### Goal
Sort through the entries below and pull out lines containing the word "script".

-.-.-

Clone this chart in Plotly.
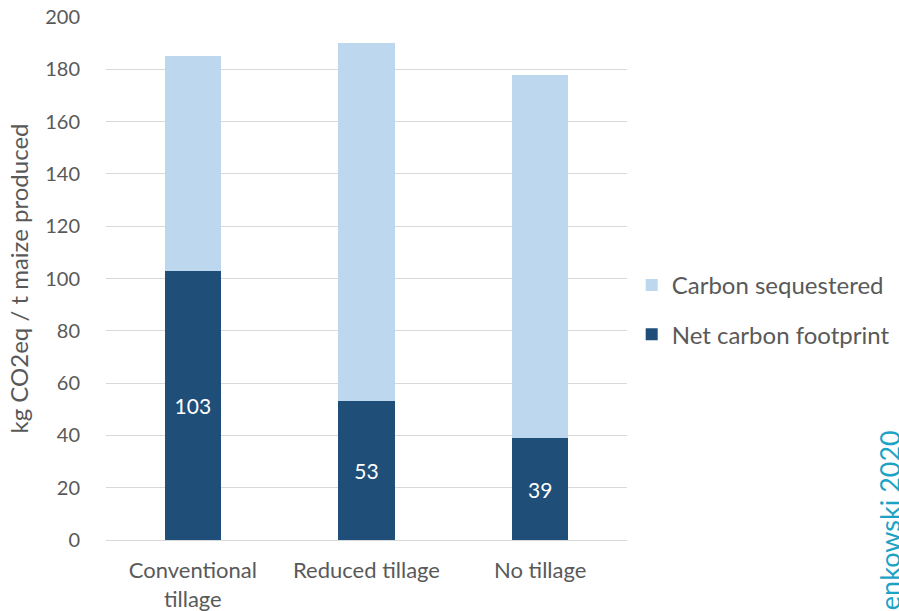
import plotly.graph_objects as go

# Tillage systems and their emissions per tonne of maize (kg CO2eq / t)
categories = ["Conventional<br>tillage", "Reduced tillage", "No tillage"]
net_footprint = [103, 53, 39]
carbon_sequestered = [82, 137, 139]
y_ticks = [0, 20, 40, 60, 80, 100, 120, 140, 160, 180, 200]

FONT = "Lato, Carlito, Calibri, sans-serif"
TEXT = "#595959"
DARK = "#1F4E79"
LIGHT = "#BDD7EE"
GRID = "#D9D9D9"

fig = go.Figure()

fig.add_trace(go.Bar(
    x=categories, y=net_footprint, name="Net carbon footprint",
    marker=dict(color=DARK, line=dict(width=0)),
    text=[str(v) for v in net_footprint], textposition="inside",
    insidetextanchor="middle", textangle=0,
    textfont=dict(family=FONT, size=21, color="white"),
    legendgroup="net", legendrank=2, hoverinfo="x+y",
))
fig.add_trace(go.Bar(
    x=categories, y=carbon_sequestered, name="Carbon sequestered",
    marker=dict(color=LIGHT, line=dict(width=0)),
    legendgroup="seq", legendrank=1, hoverinfo="x+y",
))

fig.update_layout(
    width=899, height=611,
    margin=dict(l=106, r=272, t=17, b=71, autoexpand=False),
    barmode="stack", bargap=0.677,
    paper_bgcolor="white", plot_bgcolor="white",
    font=dict(family=FONT, size=22, color=TEXT),
    legend=dict(
        x=1.009, xanchor="left", y=0.44, yanchor="middle",
        traceorder="grouped", tracegroupgap=15,
        font=dict(family=FONT, size=24, color=TEXT),
        itemwidth=30,
    ),
    showlegend=True,
)

fig.update_xaxes(
    showgrid=False, zeroline=False,
    showline=True, linecolor=GRID, linewidth=1,
    ticks="outside", ticklen=11, tickcolor="rgba(0,0,0,0)",
    tickfont=dict(family=FONT, size=22, color=TEXT),
)
fig.update_yaxes(
    range=[0, 200], tickvals=y_ticks,
    showgrid=True, gridcolor=GRID, gridwidth=1,
    zeroline=False, showline=False,
    ticks="outside", ticklen=21, tickcolor="rgba(0,0,0,0)",
    tickfont=dict(family=FONT, size=20, color=TEXT),
    title=dict(text="kg CO2eq / t maize produced",
               font=dict(family=FONT, size=24, color=TEXT), standoff=9),
)

# Source credit, rotated along the right edge
fig.add_annotation(
    text="enkowski 2020", textangle=-90,
    xref="paper", yref="paper", x=1.503, y=0.214,
    xanchor="center", yanchor="top", showarrow=False,
    font=dict(family=FONT, size=27, color="#1BA3C6"),
)

fig.write_html("out.html")
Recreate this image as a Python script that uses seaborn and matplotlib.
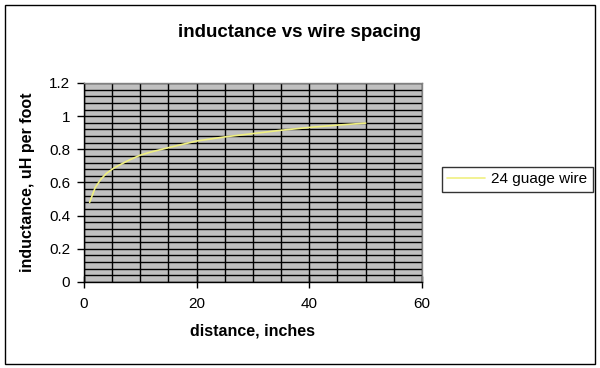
import matplotlib
matplotlib.use("Agg")
import matplotlib.pyplot as plt
import seaborn as sns
import pandas as pd
from matplotlib.ticker import MultipleLocator
from matplotlib.patches import Rectangle

## Data
distance = [1, 2, 3, 4, 5, 6, 8, 10, 12, 15, 20, 25, 30, 35, 40, 45, 50]
inductance = [0.48, 0.57, 0.62, 0.655, 0.68, 0.70, 0.735, 0.765, 0.785, 0.81,
              0.85, 0.875, 0.895, 0.915, 0.932, 0.946, 0.958]
series_name = "24 guage wire"

df = pd.DataFrame({"distance": distance, "inductance": inductance, "series": series_name})

sns.set_style("white")
plt.rcParams['font.family'] = ['Liberation Sans', 'DejaVu Sans']
plt.rcParams['text.color'] = 'black'
plt.rcParams['axes.labelcolor'] = 'black'
plt.rcParams['xtick.color'] = 'black'
plt.rcParams['ytick.color'] = 'black'

fig = plt.figure(figsize=(6, 3.68), dpi=100)
ax = fig.add_axes([0.14, 0.2337, 0.5633, 0.5408])

sns.lineplot(data=df, x="distance", y="inductance", hue="series",
             palette=["#f0f080"], linewidth=1.2, ax=ax, legend=False, zorder=3)

ax.set_facecolor("#c0c0c0")
ax.set_xlim(0, 60)
ax.set_ylim(0, 1.2)
ax.xaxis.set_major_locator(MultipleLocator(20))
ax.xaxis.set_minor_locator(MultipleLocator(5))
ax.yaxis.set_major_locator(MultipleLocator(0.2))
ax.yaxis.set_minor_locator(MultipleLocator(0.04))
ax.grid(which="both", color="black", linewidth=1)
ax.set_axisbelow(True)
ax.yaxis.set_major_formatter(plt.FuncFormatter(lambda v, p: f"{v:g}"))

for side in ["top", "right"]:
    ax.spines[side].set_color("#808080")
    ax.spines[side].set_linewidth(1)
for side in ["left", "bottom"]:
    ax.spines[side].set_color("black")
    ax.spines[side].set_linewidth(1)

ax.tick_params(axis="y", which="major", direction="out", length=5, width=1,
               labelsize=11, pad=5, left=True)
ax.tick_params(axis="x", which="major", direction="inout", length=8, width=1,
               labelsize=11, pad=7, bottom=True)
ax.tick_params(which="minor", length=0)

ax.set_xlabel("distance, inches", fontsize=11.5, fontweight="bold", labelpad=9)
ax.set_ylabel("inductance, uH per foot", fontsize=11.5, fontweight="bold", labelpad=10)

fig.text(0.5, 0.913, "inductance vs wire spacing", ha="center", va="center",
         fontsize=13.5, fontweight="bold")

# legend box on the right
handle = plt.Line2D([], [], color="#f0f080", linewidth=1.2)
leg = fig.legend([handle], [series_name], loc="center",
                 bbox_to_anchor=(0.862, 0.513), fontsize=11, frameon=True,
                 fancybox=False, edgecolor="black", borderpad=0.35,
                 handlelength=2.5, handletextpad=0.4)
leg.get_frame().set_linewidth(1)

# outer chart border
fig.patches.append(Rectangle((0.008, 0.012), 0.984, 0.975, transform=fig.transFigure,
                             fill=False, edgecolor="black", linewidth=1))

fig.savefig("out.png", dpi=100, facecolor="white")
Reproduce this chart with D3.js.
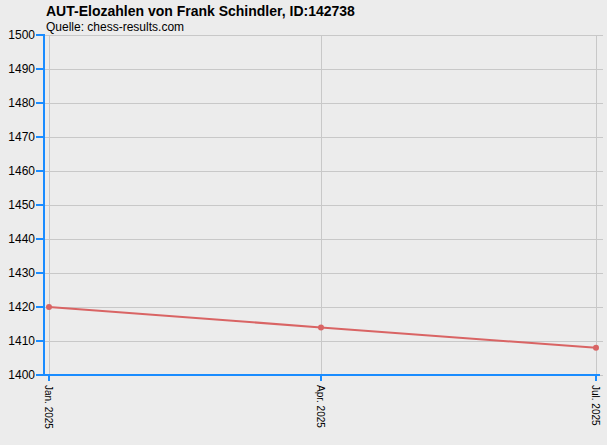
<!DOCTYPE html>
<html>
<head>
<meta charset="utf-8">
<script src="https://d3js.org/d3.v7.min.js"></script>
<style>
  body { margin: 0; background: #ececec; }
  svg { display: block; font-family: "Liberation Sans", Arial, sans-serif; }
</style>
</head>
<body>
<svg id="chart" width="607" height="445"></svg>
<script>
// data
var dates = ["2025-01-01", "2025-04-01", "2025-07-01"];
var dateLabels = ["Jan. 2025", "Apr. 2025", "Jul. 2025"];
var elo = [1420, 1414, 1408];
var yTicks = [1400, 1410, 1420, 1430, 1440, 1450, 1460, 1470, 1480, 1490, 1500];

var parse = d3.timeParse("%Y-%m-%d");
var points = dates.map(function(d, i){ return { date: parse(d), value: elo[i], label: dateLabels[i] }; });

var svg = d3.select("#chart");
// note: "top" is taken by window.top, so plot edges get their own names
var plotL = 44, plotR = 603, plotT = 35, plotB = 375;

svg.append("rect").attr("width", 607).attr("height", 445).attr("fill", "#ececec");

var x = d3.scaleTime().domain([points[0].date, points[2].date]).range([49, 596]);
var y = d3.scaleLinear().domain([1400, 1500]).range([plotB, plotT]);

// gridlines
svg.append("g").selectAll("line").data(yTicks).enter().append("line")
  .attr("x1", plotL).attr("x2", plotR)
  .attr("y1", function(d){ return y(d) + 0.5; }).attr("y2", function(d){ return y(d) + 0.5; })
  .attr("stroke", "#c8c8c8").attr("stroke-width", 1);
svg.append("g").selectAll("line").data(points).enter().append("line")
  .attr("x1", function(d){ return x(d.date) + 0.5; }).attr("x2", function(d){ return x(d.date) + 0.5; })
  .attr("y1", plotT).attr("y2", plotB)
  .attr("stroke", "#c8c8c8").attr("stroke-width", 1);

// series
var line = d3.line().x(function(d){ return x(d.date); }).y(function(d){ return y(d.value); });
svg.append("path").datum(points).attr("d", line)
  .attr("fill", "none").attr("stroke", "#d96464").attr("stroke-width", 2);
svg.append("g").selectAll("circle").data(points).enter().append("circle")
  .attr("cx", function(d){ return x(d.date); }).attr("cy", function(d){ return y(d.value); })
  .attr("r", 3).attr("fill", "#d96464");

// axes
var blue = "#1a8cff";
var yAxis = svg.append("g");
yAxis.append("line").attr("x1", plotL).attr("x2", plotL).attr("y1", plotT - 1).attr("y2", plotB + 1)
  .attr("stroke", blue).attr("stroke-width", 2);
yAxis.selectAll("line.t").data(yTicks).enter().append("line").attr("class", "t")
  .attr("x1", plotL - 8).attr("x2", plotL)
  .attr("y1", function(d){ return y(d); }).attr("y2", function(d){ return y(d); })
  .attr("stroke", blue).attr("stroke-width", 2);
yAxis.selectAll("text").data(yTicks).enter().append("text")
  .attr("x", plotL - 9).attr("y", function(d){ return y(d) + 4; })
  .attr("text-anchor", "end").attr("font-size", 12).attr("fill", "#000")
  .text(function(d){ return d; });

var xAxis = svg.append("g");
xAxis.append("line").attr("x1", plotL - 1).attr("x2", 600).attr("y1", plotB).attr("y2", plotB)
  .attr("stroke", blue).attr("stroke-width", 2);
xAxis.selectAll("line.t").data(points).enter().append("line").attr("class", "t")
  .attr("x1", function(d){ return x(d.date); }).attr("x2", function(d){ return x(d.date); })
  .attr("y1", plotB).attr("y2", plotB + 6)
  .attr("stroke", blue).attr("stroke-width", 2);
xAxis.selectAll("text").data(points).enter().append("text")
  .attr("transform", function(d){ return "translate(" + (x(d.date) - 4) + "," + (plotB + 10) + ") rotate(90)"; })
  .attr("font-size", 10).attr("fill", "#000")
  .text(function(d){ return d.label; });

// titles
svg.append("text").attr("x", 46).attr("y", 16).attr("font-size", 14).attr("font-weight", "bold")
  .text("AUT-Elozahlen von Frank Schindler, ID:142738");
svg.append("text").attr("x", 46).attr("y", 31).attr("font-size", 12)
  .text("Quelle: chess-results.com");
</script>
</body>
</html>
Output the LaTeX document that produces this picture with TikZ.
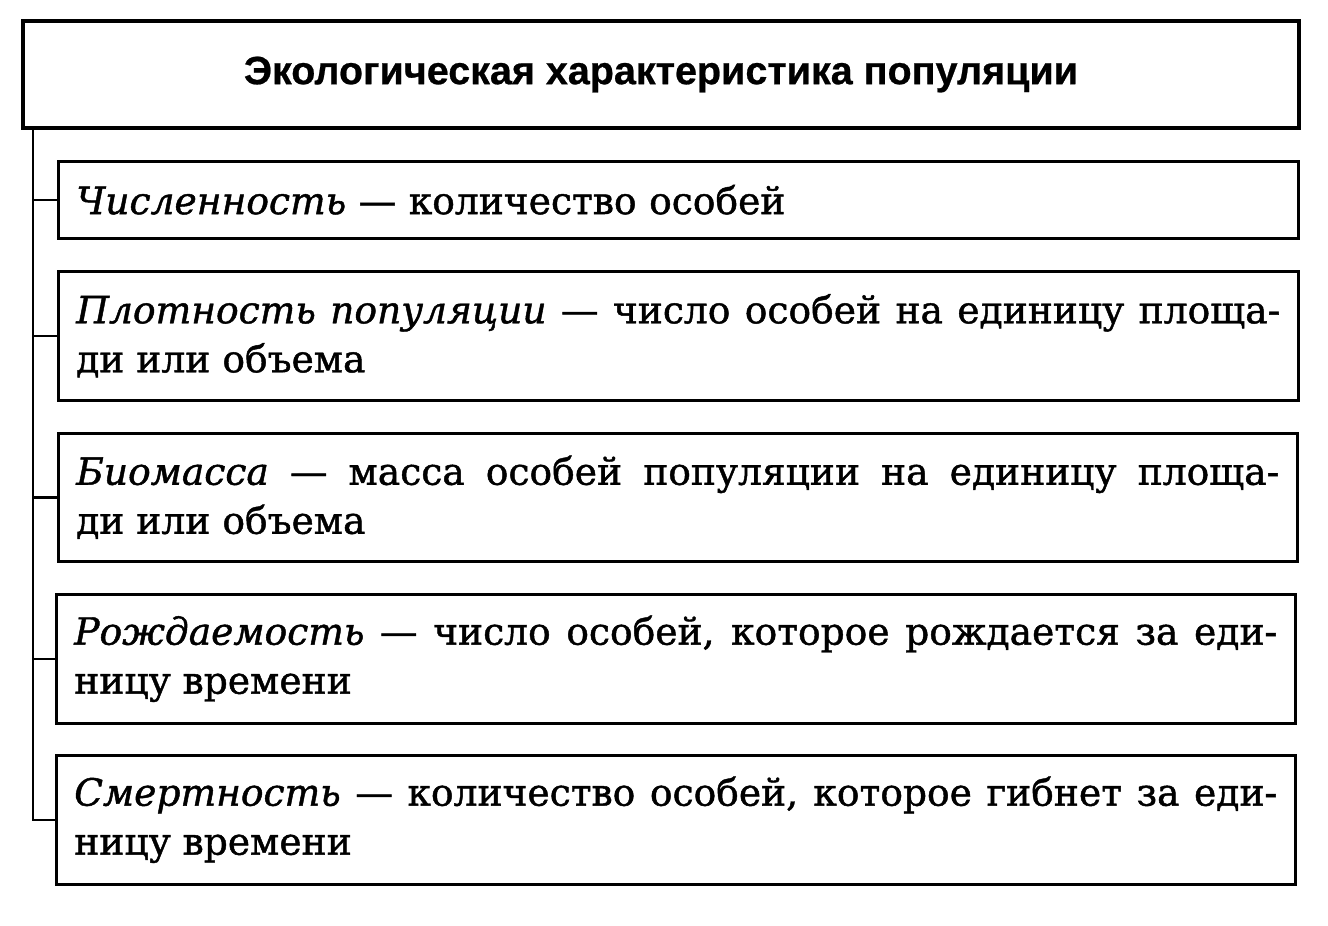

-.-.-

### Full solution
Recreate this image as a Python script that uses seaborn and matplotlib.
<script src="https://d3js.org/d3.v7.min.js"></script>
<script>
</script>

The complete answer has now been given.